■ **Given request**: Search the records for the word "this" and pick out every line that has it.

Items from a dataset:
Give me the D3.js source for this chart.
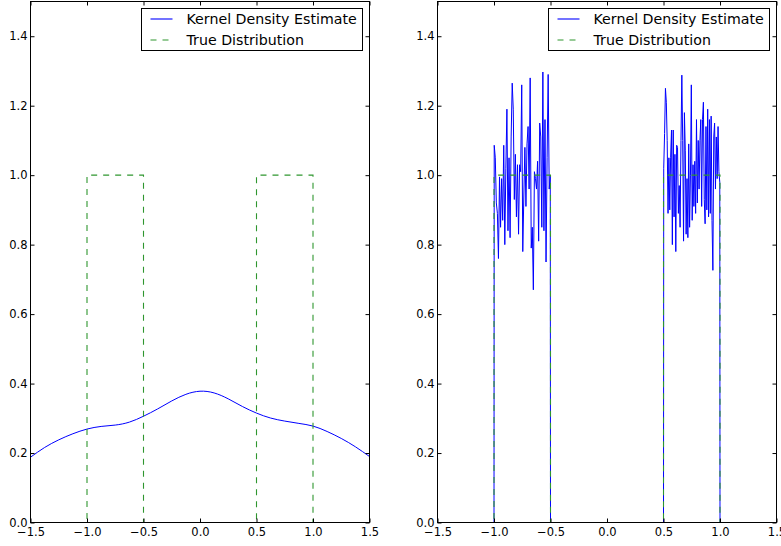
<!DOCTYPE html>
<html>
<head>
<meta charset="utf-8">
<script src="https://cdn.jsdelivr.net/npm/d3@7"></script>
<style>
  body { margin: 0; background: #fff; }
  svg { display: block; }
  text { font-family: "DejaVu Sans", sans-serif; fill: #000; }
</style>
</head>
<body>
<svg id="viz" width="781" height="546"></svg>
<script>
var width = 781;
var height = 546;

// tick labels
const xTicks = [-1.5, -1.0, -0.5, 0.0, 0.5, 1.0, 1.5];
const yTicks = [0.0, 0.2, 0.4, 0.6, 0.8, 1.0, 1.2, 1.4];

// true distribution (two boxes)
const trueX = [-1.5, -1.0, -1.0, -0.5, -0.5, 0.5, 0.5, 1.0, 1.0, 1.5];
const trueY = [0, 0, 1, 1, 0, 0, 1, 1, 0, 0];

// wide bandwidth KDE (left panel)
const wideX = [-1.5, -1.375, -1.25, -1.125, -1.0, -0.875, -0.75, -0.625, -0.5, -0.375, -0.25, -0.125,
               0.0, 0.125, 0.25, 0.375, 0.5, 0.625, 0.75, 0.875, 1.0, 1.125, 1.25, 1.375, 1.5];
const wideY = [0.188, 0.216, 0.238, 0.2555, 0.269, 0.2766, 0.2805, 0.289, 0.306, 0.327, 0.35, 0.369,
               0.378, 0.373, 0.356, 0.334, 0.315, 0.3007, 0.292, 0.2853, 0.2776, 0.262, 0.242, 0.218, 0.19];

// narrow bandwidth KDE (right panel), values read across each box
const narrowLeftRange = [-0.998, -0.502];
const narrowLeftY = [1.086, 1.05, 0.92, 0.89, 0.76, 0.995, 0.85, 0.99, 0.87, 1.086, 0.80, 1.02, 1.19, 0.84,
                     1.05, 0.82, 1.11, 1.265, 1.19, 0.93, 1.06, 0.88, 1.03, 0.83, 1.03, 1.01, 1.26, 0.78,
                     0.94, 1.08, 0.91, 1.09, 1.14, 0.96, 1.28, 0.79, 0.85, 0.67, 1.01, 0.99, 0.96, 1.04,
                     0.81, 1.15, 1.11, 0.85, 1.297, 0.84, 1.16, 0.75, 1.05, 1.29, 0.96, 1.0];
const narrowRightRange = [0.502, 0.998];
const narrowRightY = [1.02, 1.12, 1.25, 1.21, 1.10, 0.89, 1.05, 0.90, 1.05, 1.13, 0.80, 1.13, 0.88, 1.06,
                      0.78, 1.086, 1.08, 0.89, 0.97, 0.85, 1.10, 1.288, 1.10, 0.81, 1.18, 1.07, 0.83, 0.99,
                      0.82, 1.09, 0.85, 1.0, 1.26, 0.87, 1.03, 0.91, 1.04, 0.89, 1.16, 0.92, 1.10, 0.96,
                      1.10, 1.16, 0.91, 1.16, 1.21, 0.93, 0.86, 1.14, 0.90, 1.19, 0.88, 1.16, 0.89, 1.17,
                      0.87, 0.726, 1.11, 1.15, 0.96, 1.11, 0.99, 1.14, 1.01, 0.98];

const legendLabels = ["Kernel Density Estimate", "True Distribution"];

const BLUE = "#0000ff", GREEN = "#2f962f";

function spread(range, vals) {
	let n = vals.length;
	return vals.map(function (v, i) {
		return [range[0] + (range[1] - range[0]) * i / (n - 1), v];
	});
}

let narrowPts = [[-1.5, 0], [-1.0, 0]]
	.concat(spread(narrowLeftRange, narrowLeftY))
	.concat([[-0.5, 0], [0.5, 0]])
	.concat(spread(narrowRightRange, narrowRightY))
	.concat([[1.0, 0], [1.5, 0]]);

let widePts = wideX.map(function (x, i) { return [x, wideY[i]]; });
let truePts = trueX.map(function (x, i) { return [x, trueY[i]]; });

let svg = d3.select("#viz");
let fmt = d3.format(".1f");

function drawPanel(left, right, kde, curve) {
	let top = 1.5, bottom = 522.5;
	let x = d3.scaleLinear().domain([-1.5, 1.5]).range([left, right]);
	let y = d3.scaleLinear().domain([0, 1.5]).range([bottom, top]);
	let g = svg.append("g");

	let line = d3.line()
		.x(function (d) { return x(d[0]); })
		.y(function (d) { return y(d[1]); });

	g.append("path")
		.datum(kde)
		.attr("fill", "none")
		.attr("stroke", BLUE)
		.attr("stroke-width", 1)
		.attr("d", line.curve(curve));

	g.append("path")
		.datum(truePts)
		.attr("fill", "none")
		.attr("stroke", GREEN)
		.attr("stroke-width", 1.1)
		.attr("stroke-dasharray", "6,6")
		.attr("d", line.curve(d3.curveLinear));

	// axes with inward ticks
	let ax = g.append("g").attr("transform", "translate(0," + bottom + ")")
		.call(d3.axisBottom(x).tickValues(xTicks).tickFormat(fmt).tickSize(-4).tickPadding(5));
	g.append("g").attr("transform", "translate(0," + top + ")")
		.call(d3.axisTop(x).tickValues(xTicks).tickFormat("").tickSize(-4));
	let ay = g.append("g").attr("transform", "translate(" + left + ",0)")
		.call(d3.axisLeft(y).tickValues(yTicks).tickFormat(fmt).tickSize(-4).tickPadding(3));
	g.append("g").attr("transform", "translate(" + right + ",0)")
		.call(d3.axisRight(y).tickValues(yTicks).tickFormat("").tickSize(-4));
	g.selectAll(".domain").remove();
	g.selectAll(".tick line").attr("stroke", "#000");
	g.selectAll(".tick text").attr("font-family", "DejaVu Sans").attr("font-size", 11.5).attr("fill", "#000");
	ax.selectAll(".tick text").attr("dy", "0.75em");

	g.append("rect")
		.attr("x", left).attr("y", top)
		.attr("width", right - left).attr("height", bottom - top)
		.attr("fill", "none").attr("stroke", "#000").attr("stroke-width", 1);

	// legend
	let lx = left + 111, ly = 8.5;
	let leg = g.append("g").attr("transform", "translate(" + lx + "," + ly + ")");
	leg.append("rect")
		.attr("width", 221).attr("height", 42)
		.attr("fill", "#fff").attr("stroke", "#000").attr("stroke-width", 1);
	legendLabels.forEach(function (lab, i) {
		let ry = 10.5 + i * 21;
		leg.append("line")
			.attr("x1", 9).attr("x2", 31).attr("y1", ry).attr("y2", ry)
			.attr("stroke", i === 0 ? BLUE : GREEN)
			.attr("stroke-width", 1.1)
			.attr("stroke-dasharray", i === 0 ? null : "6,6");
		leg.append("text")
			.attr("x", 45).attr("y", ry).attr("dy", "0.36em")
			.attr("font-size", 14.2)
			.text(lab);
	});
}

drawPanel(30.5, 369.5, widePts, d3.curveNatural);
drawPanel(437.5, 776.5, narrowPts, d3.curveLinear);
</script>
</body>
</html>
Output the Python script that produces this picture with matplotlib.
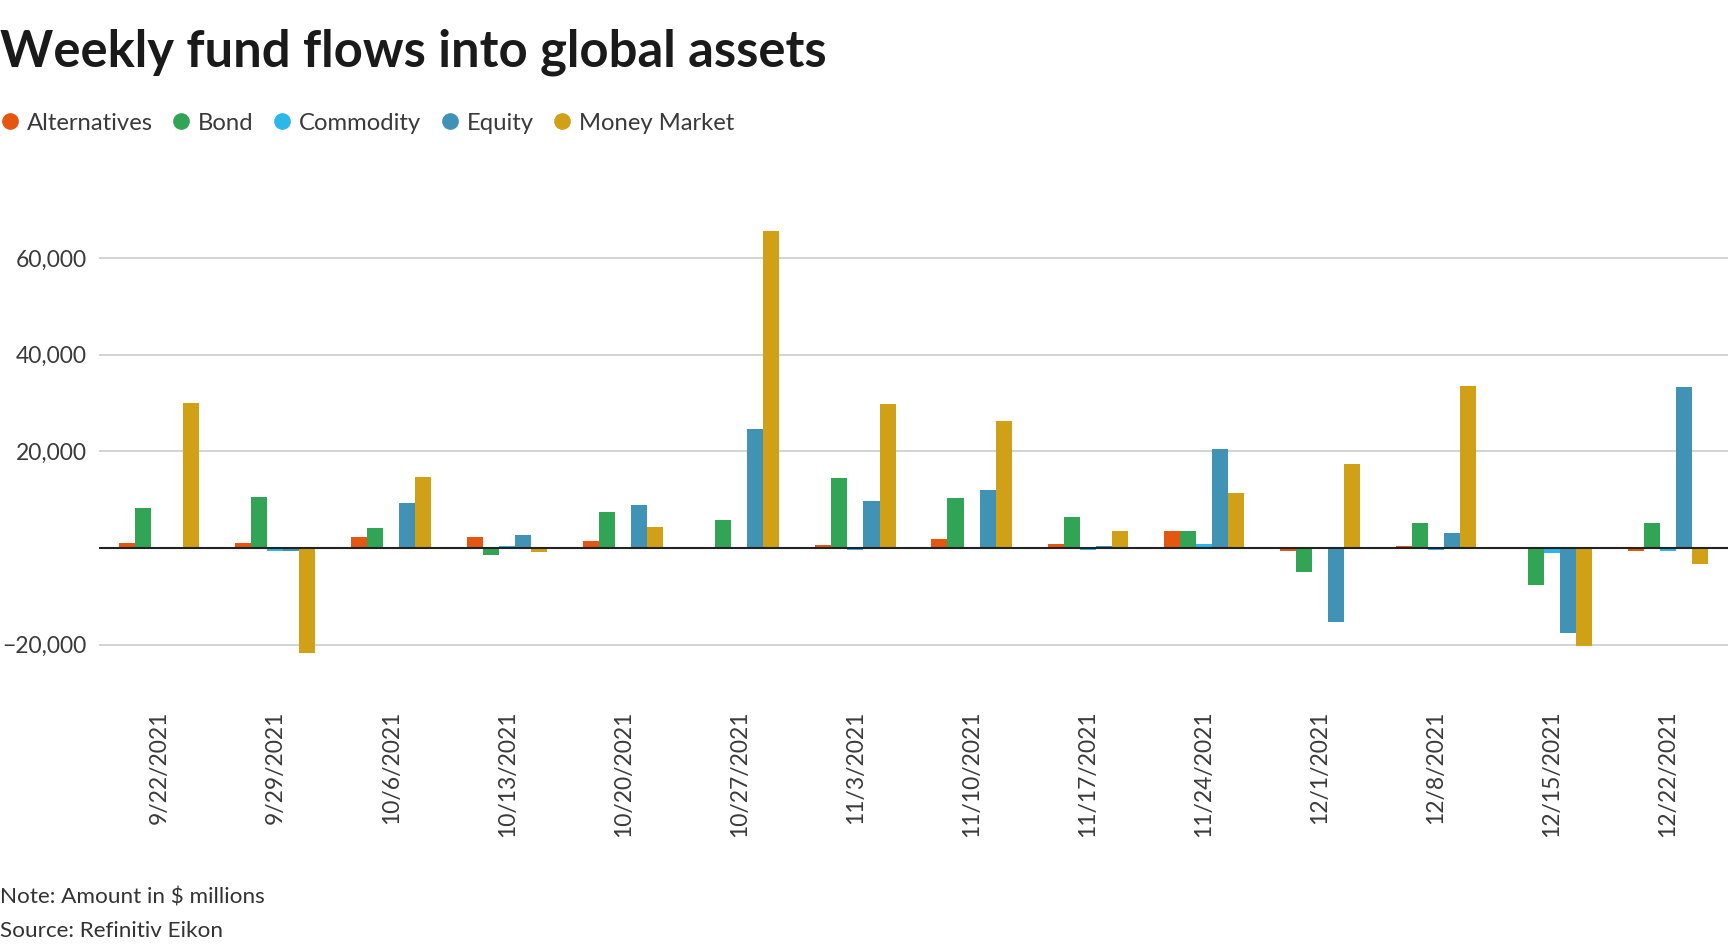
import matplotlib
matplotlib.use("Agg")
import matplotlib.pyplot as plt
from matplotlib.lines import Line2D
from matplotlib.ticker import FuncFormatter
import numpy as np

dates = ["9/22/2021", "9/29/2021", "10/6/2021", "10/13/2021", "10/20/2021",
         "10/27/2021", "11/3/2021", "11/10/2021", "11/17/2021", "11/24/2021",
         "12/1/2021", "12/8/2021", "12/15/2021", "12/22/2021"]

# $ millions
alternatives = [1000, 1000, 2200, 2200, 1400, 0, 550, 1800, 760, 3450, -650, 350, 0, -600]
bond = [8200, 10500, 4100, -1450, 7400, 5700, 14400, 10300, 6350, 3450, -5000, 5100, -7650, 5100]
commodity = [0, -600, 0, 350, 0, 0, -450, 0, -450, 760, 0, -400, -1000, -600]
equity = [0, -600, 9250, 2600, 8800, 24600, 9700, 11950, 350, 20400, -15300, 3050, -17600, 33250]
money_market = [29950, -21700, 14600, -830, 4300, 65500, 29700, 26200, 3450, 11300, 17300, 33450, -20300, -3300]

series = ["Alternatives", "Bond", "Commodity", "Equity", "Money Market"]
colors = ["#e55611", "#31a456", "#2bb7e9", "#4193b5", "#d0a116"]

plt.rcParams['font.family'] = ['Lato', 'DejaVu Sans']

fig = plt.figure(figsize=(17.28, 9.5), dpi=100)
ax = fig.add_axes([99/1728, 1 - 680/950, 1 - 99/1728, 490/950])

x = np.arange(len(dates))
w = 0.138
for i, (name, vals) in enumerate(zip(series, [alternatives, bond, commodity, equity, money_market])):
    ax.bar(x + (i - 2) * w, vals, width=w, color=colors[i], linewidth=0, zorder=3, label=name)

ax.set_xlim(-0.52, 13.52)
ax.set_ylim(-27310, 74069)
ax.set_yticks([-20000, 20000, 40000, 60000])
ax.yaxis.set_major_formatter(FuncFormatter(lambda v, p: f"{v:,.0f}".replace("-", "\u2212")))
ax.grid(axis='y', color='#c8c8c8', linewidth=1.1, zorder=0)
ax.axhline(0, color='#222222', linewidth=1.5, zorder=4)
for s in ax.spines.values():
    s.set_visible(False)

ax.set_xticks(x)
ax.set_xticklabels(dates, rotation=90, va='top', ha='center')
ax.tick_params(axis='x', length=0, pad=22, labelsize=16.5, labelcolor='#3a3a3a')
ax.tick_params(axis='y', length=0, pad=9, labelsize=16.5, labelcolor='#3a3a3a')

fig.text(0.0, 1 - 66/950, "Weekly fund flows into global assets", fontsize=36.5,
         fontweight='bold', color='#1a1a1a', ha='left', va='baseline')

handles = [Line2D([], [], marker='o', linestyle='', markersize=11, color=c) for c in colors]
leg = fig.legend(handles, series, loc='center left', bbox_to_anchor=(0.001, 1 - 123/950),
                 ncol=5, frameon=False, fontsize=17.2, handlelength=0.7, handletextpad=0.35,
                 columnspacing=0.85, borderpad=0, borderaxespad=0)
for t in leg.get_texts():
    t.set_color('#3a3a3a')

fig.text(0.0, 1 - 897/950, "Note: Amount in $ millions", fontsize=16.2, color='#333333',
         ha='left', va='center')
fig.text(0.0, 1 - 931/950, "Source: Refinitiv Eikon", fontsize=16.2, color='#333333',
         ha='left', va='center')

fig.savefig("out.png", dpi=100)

■ **The answer**:
Give me the D3.js source for this chart.
Output the Python script that produces this picture with matplotlib.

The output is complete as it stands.